Impossibile qui dar conto della complessità di un testo che dedica sì molte pagine alle riflessioni che si sono susseguite fino ad oggi – dalle citazioni di grandi filosofi e intellettuali, da Spinoza a Elie Wiesel (lui stesso sopravvissuto all’Olocausto) a Yehuda Bauer a Simone Veil (anche lei sopravvissuta ad Auschwitz)  a Raphael Lemkin, il giurista polacco “padre” della definizione di genocidio, alle citazioni del processo di Norimberga e del processo al gerarca nazista Eichmann – ma guarda anche in faccia la difficoltà di creare un percorso condiviso tra chi dice: non accadrà più a noi e una minoranza che dice: questo non succederà mai più.

Un’alleanza internazionale per prevenire i genocidi

 “L’impatto delle memorie, che ha funzionato soprattutto per ribadire il diritto al riconoscimento di uno sterminio e di conseguenza il diritto alla giustizia e alla sopravvivenza, direbbe Spinoza, non si è però trasformato in un’alleanza internazionale per incalzare il mondo alla prevenzione dei genocidi come problema di tutta l’umanità”, scrive Nissim. 
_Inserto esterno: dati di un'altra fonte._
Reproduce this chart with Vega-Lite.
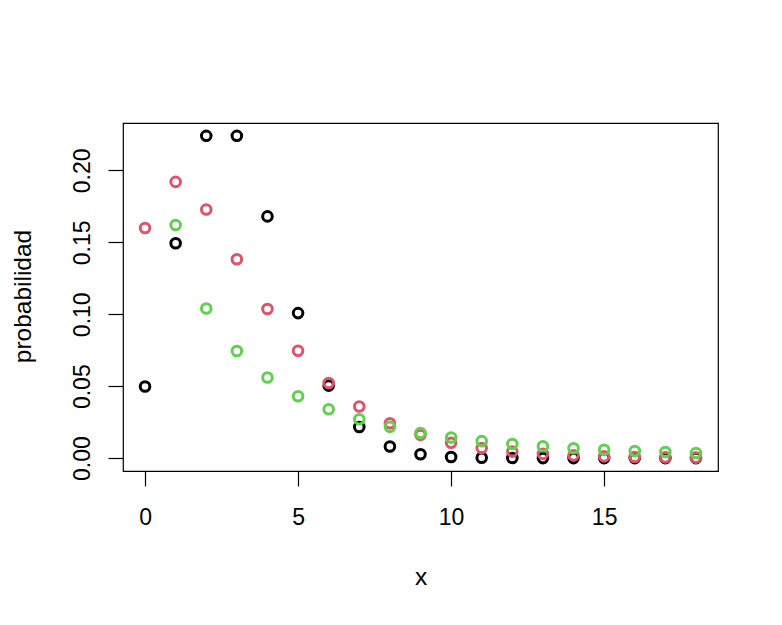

E ancora “Non si tratta di uniformare le memorie, perchè ogni popolo che ha subìto un genocidio giustamente mette sul piatto la sua storia, ma in ogni memoriale, da Israele a Erevan, a Kiev dove si ricorda l’Holodomor, alla Cambogia a Sarajevo, ci dovrebbe essere una finestra per sollevare in ogni commemorazione il tema dei meccanismi internazionali atti a porre ogni volta un freno alle nuove degenerazioni che portano gli esseri umani a condiderare legittimo annientare altri uomini”.